** Start Entries **
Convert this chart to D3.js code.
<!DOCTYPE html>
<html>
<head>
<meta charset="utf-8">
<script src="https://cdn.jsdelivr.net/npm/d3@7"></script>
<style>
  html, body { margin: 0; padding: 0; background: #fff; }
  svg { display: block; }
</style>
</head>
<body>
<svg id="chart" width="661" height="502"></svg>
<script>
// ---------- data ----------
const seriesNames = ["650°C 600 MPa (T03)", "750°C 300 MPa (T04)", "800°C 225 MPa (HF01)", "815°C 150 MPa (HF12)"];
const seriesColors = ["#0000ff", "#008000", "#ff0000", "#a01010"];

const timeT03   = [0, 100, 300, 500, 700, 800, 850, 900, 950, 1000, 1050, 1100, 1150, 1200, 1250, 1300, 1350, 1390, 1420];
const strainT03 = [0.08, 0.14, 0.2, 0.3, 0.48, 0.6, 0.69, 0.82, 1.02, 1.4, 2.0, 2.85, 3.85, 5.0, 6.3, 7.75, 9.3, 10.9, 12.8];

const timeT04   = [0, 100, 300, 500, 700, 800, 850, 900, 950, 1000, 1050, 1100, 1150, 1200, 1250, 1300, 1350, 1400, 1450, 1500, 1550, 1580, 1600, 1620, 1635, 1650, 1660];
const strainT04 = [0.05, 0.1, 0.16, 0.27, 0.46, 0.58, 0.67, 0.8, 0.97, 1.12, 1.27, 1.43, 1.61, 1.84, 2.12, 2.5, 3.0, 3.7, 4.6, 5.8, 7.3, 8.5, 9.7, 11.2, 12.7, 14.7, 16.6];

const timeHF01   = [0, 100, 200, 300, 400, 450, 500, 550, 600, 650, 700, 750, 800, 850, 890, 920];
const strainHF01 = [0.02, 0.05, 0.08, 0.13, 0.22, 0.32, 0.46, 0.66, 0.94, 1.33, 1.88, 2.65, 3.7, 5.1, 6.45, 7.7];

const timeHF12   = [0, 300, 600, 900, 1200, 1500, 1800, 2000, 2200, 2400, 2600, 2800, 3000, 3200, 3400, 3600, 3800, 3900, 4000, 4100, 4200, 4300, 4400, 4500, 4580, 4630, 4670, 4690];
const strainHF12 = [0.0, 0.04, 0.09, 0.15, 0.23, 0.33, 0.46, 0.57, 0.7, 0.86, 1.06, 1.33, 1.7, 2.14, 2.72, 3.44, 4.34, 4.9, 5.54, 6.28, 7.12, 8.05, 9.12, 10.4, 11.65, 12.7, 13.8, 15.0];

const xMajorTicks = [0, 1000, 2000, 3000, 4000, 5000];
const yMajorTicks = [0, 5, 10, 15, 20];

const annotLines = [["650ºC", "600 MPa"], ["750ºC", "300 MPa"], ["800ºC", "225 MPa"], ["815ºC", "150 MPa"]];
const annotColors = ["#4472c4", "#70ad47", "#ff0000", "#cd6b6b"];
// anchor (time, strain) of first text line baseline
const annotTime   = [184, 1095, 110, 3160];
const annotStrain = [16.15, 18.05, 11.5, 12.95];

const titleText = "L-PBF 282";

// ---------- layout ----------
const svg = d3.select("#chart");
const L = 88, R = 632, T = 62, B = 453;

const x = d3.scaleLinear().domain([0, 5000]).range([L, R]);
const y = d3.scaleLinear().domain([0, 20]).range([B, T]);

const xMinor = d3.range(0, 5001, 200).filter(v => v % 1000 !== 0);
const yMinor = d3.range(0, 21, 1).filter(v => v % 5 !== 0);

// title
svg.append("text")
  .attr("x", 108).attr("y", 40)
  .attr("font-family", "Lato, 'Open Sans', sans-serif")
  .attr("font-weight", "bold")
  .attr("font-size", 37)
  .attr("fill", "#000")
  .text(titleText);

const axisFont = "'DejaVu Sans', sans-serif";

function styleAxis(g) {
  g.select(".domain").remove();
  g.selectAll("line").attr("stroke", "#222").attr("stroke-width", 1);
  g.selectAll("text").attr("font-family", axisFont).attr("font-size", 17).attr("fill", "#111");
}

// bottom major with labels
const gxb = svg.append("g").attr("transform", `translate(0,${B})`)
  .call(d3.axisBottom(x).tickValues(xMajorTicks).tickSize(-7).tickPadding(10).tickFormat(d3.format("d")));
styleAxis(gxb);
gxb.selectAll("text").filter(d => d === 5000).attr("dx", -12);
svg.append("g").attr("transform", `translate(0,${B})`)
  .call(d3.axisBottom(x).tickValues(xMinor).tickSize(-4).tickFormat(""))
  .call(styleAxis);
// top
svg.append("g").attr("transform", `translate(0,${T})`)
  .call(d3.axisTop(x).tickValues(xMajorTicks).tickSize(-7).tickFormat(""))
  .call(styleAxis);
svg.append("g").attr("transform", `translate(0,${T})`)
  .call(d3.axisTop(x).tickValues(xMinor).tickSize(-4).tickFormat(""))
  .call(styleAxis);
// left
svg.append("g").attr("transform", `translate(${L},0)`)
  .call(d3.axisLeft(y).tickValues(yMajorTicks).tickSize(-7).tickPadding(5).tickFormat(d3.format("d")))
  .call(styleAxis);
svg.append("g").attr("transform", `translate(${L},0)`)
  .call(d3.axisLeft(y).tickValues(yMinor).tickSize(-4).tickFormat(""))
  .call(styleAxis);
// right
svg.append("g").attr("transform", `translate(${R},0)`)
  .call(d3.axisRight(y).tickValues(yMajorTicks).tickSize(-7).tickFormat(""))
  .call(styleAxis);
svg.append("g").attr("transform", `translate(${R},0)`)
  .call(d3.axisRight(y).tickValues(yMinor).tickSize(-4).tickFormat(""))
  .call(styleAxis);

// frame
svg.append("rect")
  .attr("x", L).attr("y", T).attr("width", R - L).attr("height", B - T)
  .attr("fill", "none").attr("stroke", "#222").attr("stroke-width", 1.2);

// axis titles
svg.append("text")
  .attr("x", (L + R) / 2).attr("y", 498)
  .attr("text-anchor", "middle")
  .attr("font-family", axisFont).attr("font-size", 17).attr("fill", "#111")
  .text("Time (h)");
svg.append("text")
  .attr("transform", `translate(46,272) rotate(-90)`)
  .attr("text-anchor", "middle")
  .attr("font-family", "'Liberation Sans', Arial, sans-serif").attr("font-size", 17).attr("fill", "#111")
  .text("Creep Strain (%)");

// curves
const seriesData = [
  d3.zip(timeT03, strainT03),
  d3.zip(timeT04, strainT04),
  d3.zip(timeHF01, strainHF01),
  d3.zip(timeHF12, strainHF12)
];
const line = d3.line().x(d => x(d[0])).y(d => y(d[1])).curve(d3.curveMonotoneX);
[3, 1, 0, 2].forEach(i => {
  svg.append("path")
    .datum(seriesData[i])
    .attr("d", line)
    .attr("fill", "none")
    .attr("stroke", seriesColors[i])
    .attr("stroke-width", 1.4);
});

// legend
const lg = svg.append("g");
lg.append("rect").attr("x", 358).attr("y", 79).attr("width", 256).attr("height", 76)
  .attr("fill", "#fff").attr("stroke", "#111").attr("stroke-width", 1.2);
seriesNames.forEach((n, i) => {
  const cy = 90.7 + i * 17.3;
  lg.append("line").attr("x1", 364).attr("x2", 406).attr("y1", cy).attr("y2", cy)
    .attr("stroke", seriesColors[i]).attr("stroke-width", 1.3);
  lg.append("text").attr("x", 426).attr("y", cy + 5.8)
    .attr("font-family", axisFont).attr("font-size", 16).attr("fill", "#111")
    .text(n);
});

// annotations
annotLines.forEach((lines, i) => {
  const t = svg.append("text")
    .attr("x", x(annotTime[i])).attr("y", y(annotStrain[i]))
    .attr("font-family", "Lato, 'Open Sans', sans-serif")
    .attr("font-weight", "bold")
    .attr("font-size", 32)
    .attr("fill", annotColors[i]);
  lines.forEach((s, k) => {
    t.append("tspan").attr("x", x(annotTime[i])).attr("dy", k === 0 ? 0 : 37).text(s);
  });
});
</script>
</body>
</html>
** End Entries **
** Start Entries **
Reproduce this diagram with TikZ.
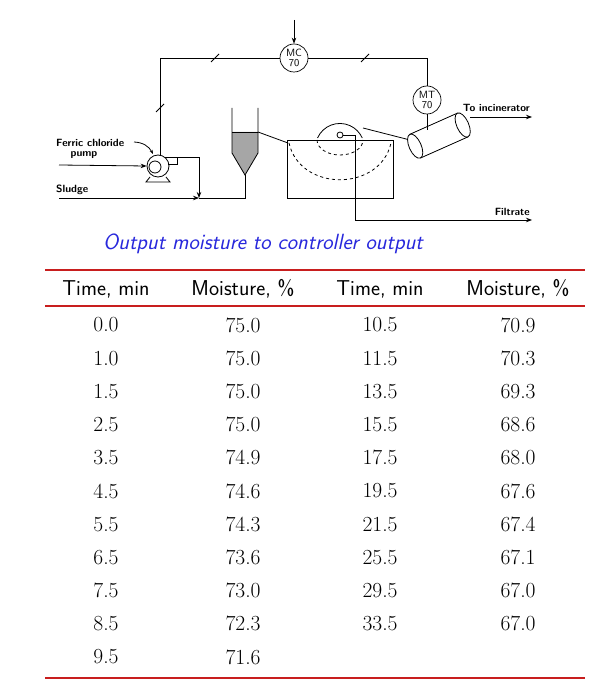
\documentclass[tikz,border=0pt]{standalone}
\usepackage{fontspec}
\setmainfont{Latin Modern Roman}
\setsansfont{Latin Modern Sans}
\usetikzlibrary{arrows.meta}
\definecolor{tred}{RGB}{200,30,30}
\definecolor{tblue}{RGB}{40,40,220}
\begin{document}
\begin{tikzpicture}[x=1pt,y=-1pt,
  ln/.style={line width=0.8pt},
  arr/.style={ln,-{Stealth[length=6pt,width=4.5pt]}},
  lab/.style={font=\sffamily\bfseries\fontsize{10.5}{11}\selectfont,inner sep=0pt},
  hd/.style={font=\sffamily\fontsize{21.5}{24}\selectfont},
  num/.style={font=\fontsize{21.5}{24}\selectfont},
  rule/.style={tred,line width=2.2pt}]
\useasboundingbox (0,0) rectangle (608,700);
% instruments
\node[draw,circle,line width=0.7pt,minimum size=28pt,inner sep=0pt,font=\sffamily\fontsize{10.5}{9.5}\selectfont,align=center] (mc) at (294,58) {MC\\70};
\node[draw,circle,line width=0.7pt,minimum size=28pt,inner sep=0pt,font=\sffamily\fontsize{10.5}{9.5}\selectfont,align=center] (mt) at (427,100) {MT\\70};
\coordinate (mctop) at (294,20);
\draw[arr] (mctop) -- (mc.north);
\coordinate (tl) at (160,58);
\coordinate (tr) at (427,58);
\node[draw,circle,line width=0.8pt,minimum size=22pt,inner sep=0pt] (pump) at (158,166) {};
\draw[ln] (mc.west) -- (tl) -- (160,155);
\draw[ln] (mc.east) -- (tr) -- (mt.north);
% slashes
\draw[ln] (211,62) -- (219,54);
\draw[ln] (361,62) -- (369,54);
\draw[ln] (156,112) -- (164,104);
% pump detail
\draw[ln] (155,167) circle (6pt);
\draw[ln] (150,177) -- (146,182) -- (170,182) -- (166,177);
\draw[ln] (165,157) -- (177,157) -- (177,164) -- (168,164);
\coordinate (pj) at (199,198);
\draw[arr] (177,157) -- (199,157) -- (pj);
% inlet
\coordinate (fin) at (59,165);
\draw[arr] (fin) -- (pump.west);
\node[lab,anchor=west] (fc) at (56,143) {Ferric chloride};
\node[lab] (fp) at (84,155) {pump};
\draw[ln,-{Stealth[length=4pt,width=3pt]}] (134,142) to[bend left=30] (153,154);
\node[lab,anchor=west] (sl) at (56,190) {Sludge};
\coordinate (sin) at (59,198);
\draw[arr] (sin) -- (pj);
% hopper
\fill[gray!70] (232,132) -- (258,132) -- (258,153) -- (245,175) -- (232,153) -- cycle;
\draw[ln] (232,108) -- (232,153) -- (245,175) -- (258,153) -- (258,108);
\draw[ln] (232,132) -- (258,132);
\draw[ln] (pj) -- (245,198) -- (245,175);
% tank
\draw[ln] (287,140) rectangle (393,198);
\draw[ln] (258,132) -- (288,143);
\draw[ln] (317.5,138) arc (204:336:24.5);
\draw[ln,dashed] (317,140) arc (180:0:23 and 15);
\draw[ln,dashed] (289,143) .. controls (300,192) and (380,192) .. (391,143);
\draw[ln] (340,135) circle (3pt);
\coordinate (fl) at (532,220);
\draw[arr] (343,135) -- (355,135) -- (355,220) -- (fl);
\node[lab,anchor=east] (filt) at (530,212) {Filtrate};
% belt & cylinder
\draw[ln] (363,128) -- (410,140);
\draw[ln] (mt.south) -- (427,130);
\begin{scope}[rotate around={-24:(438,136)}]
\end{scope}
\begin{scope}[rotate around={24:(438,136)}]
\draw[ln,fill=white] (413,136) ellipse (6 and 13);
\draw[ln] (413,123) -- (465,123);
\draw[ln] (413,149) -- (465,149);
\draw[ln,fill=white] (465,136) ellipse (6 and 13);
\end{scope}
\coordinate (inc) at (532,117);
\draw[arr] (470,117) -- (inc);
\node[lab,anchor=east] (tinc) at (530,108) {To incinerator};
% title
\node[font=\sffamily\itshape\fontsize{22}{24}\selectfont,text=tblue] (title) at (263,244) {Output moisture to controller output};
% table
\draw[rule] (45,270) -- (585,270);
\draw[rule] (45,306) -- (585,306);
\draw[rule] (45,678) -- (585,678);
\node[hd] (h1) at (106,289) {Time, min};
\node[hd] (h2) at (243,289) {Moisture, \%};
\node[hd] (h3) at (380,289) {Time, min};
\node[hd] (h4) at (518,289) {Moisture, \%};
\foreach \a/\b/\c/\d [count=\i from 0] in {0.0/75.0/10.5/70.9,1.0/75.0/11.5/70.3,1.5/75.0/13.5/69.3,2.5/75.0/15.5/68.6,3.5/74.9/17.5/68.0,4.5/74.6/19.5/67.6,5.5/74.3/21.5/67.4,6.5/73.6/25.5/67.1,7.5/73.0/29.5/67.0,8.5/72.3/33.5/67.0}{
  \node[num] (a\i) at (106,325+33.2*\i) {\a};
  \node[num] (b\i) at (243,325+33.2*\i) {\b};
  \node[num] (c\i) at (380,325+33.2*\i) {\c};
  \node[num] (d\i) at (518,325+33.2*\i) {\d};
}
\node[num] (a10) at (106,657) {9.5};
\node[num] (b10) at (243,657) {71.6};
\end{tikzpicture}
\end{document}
** End Entries **
Description of the task ->
Retype, in the same exact form, the lines of the material above from the line holding "Convert this chart to D3.js code." through the line holding "9.3, 10.9, 12.8];".

Answer for the task ->
Convert this chart to D3.js code.
<!DOCTYPE html>
<html>
<head>
<meta charset="utf-8">
<script src="https://cdn.jsdelivr.net/npm/d3@7"></script>
<style>
  html, body { margin: 0; padding: 0; background: #fff; }
  svg { display: block; }
</style>
</head>
<body>
<svg id="chart" width="661" height="502"></svg>
<script>
// ---------- data ----------
const seriesNames = ["650°C 600 MPa (T03)", "750°C 300 MPa (T04)", "800°C 225 MPa (HF01)", "815°C 150 MPa (HF12)"];
const seriesColors = ["#0000ff", "#008000", "#ff0000", "#a01010"];

const timeT03   = [0, 100, 300, 500, 700, 800, 850, 900, 950, 1000, 1050, 1100, 1150, 1200, 1250, 1300, 1350, 1390, 1420];
const strainT03 = [0.08, 0.14, 0.2, 0.3, 0.48, 0.6, 0.69, 0.82, 1.02, 1.4, 2.0, 2.85, 3.85, 5.0, 6.3, 7.75, 9.3, 10.9, 12.8];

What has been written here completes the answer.